What 5 Songs Describe You Best?

A new way of introducing yourself

What do you do? Ugh, the most dreaded party question of all time. We all need a better answer for this, one that doesn’t make us question all of our life choices. I recently discovered a perfect alternative. What if you could introduce yourself without saying a word, but instead played 5 songs that perfectly articulated the essence of you? Heaven? Yes, I thought so.

Introducing yourself without saying a word

I was at a concert a couple of months ago. I didn’t know the artist well, but the opening act was a friend of a friend so we went. It was also a 15 minute walk from my house. For a recovering introvert that goes to bed at 9:30, that was a big deal. I went with a group of 10 good friends.

Halfway through the show, the singer tells a quick story. Actually, she sang it, kind of. She starts by saying that there are a lot of new faces in the crowd, and she wants us to know more about her. But rather than tell us about herself, she was going to stick to what she does best. She was going to play a medley of songs. She played 5 songs that when strung together, gave us a great idea of what she was all about. So she did. And it was incredible.

I don’t remember the songs she played. But this idea stuck with me, and I decided to try it myself.

Picking your 5 life songs

I went home and asked myself, what if I had to introduce myself to someone without using words? Could I give them a sense of who I was by sharing 5 songs? And most importantly, which 5 songs would I choose?

It was much harder than it sounds. I agonized over it for hours.

Do I base it on eras of my life - adolescence, high school, university, 30s, 40s, 50s?

Do I base in on people in my life - old friends, wife, kids, new friends?

Do I start with my favorite bands, then pick songs?

I felt a huge amount of pressure for what was supposed to be fun experiment. It felt like I was betraying many of my favorite artists by not including them.

Will Keith Richards ever forgive me?

Once I finalized my list, I decided to make this idea bigger. I asked each of my friends to send me their 5 songs.

I got lots of questions, the most common one being, can I give you more than 5?

No! If I can widdle my entire 55 years of music-listening to 5 songs, so can you! I know it’s hard. That’s what makes it interesting.

Everyone eventually sent me their songs, and I put them together in a playlist. Now we listen to it together on shuffle, and we try to guess who’s song is whose. The playlist is a superset of our lives. Some of it overlaps, but much of it is from eras before we met. I learned a lot about these people I’ve known for 20 years.
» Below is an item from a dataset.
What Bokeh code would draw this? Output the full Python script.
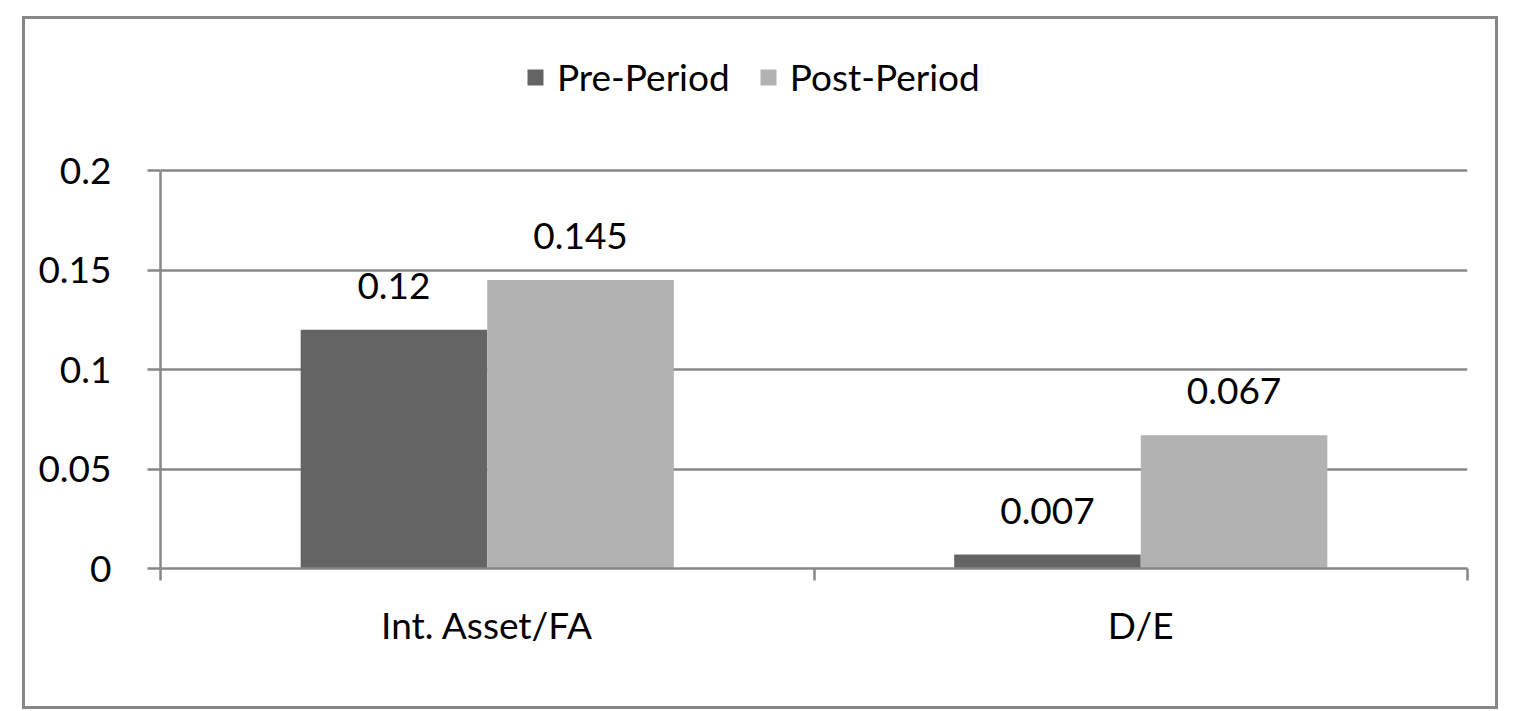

Mostly I learned that some of them have really shit taste in music - or at least, they used to.

The soundtrack of our lives

These songs are a time machine. Nothing can pick you up and transport you back in time like a song you haven’t heard in 20+ years. And you remember every word. But it’s not just the words that came flooding back. Anxiety, awkwardness - I swear I was 15 again, eating my lunch on long walks to avoid trying to find someone to sit with in the cafeteria.

For so many of us, music is a part of who we are. When I was young, I desperately wanted to belong to a group. There were the headbangers, the new wavers, the classic rockers, the top 40 crowd, the mods, the punks. There was an attitude and style with each one. You didn’t need to know everyone in a group, but when you passed people in your same group in the hallway, there was an understanding. Yes, I see you. You’re not alone.
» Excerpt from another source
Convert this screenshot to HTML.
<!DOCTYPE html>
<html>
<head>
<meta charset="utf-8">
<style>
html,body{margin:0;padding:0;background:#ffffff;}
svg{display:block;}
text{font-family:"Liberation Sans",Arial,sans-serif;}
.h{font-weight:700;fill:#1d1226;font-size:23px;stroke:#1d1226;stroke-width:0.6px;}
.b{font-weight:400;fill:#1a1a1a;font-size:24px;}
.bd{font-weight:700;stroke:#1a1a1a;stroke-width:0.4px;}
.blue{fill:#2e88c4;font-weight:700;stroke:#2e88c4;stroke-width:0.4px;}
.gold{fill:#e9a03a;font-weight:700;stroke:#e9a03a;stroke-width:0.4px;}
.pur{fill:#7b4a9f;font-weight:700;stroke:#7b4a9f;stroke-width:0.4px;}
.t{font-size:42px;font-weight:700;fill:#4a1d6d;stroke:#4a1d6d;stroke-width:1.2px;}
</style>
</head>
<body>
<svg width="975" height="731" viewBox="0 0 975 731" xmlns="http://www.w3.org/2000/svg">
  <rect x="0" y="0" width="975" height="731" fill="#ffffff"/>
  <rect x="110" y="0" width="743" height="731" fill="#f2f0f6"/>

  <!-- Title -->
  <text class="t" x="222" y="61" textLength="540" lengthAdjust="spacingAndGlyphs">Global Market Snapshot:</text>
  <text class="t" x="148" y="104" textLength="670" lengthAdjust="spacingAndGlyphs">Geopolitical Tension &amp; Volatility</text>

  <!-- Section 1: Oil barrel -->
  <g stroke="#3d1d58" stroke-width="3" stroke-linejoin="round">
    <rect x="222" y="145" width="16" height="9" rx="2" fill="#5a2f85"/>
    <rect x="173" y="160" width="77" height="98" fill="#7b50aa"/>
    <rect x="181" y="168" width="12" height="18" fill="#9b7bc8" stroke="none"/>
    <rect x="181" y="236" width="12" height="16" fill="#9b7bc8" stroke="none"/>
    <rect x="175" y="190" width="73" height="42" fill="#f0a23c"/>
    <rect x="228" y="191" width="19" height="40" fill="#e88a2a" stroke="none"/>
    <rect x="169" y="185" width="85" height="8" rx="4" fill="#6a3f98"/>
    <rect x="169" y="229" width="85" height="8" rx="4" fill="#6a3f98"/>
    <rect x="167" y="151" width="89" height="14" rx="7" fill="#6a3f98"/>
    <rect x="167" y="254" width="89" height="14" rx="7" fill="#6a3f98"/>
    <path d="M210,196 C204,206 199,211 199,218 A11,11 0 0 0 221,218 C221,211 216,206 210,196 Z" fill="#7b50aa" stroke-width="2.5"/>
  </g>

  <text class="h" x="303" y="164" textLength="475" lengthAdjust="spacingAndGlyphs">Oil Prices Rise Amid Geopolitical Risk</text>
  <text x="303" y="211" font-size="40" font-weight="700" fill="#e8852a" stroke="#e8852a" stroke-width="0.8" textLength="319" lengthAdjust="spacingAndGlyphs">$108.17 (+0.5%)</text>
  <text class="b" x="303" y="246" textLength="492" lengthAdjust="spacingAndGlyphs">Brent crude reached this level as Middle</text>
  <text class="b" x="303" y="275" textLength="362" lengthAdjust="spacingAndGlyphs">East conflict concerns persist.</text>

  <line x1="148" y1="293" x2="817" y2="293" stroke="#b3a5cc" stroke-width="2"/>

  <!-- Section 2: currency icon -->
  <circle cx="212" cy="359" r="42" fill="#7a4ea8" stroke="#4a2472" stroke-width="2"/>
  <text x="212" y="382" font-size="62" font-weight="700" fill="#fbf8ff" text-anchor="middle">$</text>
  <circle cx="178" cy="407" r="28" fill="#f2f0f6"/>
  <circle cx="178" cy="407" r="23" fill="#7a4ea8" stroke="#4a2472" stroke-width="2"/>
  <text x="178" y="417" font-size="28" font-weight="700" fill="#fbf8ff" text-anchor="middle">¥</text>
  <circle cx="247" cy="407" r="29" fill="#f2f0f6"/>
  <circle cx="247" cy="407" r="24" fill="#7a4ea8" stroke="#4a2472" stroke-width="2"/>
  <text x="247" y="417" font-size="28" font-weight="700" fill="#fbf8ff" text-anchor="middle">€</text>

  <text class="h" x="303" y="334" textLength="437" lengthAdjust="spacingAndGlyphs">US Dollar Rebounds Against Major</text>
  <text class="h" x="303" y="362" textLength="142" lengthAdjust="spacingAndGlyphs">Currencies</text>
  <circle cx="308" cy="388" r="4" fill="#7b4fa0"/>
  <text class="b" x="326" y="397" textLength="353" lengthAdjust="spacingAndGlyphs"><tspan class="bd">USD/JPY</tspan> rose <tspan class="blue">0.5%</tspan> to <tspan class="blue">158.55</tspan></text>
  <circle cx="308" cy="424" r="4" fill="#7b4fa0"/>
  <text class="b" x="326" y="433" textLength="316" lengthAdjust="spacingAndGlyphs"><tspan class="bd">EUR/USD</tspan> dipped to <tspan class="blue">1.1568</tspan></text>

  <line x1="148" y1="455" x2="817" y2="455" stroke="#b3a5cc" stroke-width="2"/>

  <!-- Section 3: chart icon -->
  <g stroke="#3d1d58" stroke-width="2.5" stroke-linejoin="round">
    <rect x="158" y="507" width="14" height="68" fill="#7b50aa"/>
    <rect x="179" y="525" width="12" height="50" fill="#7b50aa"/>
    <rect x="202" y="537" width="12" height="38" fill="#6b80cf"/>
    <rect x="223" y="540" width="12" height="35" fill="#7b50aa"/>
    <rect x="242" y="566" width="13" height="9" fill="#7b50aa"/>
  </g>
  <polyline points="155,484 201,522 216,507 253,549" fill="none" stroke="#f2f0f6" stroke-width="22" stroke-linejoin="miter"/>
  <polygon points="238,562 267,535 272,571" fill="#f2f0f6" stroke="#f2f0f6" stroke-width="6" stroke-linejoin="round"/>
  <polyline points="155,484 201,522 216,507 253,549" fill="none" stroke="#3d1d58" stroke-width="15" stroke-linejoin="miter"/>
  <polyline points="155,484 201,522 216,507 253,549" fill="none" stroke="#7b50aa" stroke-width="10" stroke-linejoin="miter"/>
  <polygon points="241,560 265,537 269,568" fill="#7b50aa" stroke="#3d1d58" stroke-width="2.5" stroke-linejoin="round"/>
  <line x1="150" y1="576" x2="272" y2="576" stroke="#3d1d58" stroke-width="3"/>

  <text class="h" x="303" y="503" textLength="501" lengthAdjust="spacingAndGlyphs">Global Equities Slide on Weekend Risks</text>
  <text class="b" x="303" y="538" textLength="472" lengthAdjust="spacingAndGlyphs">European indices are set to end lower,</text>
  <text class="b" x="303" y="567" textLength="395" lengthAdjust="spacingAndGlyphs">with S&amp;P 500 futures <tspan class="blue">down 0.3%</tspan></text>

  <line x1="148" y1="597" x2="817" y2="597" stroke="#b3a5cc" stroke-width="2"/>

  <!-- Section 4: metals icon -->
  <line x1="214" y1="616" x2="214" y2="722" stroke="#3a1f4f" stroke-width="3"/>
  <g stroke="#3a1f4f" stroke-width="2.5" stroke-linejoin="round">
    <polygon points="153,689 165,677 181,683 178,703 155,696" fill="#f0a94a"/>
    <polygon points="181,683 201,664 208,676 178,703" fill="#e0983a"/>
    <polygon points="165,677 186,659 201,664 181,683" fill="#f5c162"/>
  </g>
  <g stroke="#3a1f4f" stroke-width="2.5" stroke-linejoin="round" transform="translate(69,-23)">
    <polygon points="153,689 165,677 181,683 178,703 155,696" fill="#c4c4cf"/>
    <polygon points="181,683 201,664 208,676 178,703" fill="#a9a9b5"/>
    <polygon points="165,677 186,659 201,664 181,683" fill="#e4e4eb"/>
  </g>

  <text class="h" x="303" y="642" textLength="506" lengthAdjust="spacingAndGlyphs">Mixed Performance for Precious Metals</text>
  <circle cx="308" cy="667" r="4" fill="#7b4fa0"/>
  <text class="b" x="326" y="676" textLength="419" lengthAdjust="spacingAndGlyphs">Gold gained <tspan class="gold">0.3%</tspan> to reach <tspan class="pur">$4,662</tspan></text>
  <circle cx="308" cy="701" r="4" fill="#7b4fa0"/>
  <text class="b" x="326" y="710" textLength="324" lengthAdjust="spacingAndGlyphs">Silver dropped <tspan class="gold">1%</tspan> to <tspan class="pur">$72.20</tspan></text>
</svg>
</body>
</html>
I moved groups a couple of times. I started as a headbanger listening to ACDC, Judas Priest, Black Sabbath and Led Zeppelin. Then I found a cool crowd listening to classic rock with the Stones, Neil Young and Pink Floyd. I spent most of high school with the new wave crowd, experimenting with haircuts and rocking out to The Smiths, The Cure, The Housemartins, Depeche Mode and New Order. I love all this music today, but it wasn’t the music that made me jump groups. It was my search for artists singing about things that spoke to me, and hoping to find some sense of belonging with people that were looking for the same thing.

The song remains the same

This is an emotional exercise, and I hope you try it. As I travelled back in time, I rediscovered music I hadn’t listened to in years. But more than that, I realized how much I’ve grown. And not. You can’t listen to that old music and not be thrown back to an earlier time - and it’s not all awesome. This music is paired with some seriously shitty feelings. And while I feel I’m no longer that shy kid looking for belonging, I kind of still am. I know I’m doing it here in this newsletter. I know I’m doing it on LinkedIn. When I look back on this time in 20 years, like I look back at high school now, will I see that I was searching for belonging the whole time?

Somedays I feel like I can take on the world, like there is nothing I can’t do. Somedays I feel like I desperately need just the right song to make me feel less alone, before everyone realizes I’ve been making it up all along.

Bob’s 5 songs:

  1. In the Ghetto, Elvis Presley

  2. Age of Consent, New Order

  3. Running To Stand Still, U2

  4. Blow at High Dough, The Tragically Hip

  5. Angel from Montgomery, John Prine

Special Mention: Jackson, Johnny Cash and June Carter

So now you know all about me. Wasn’t that more fun than reading?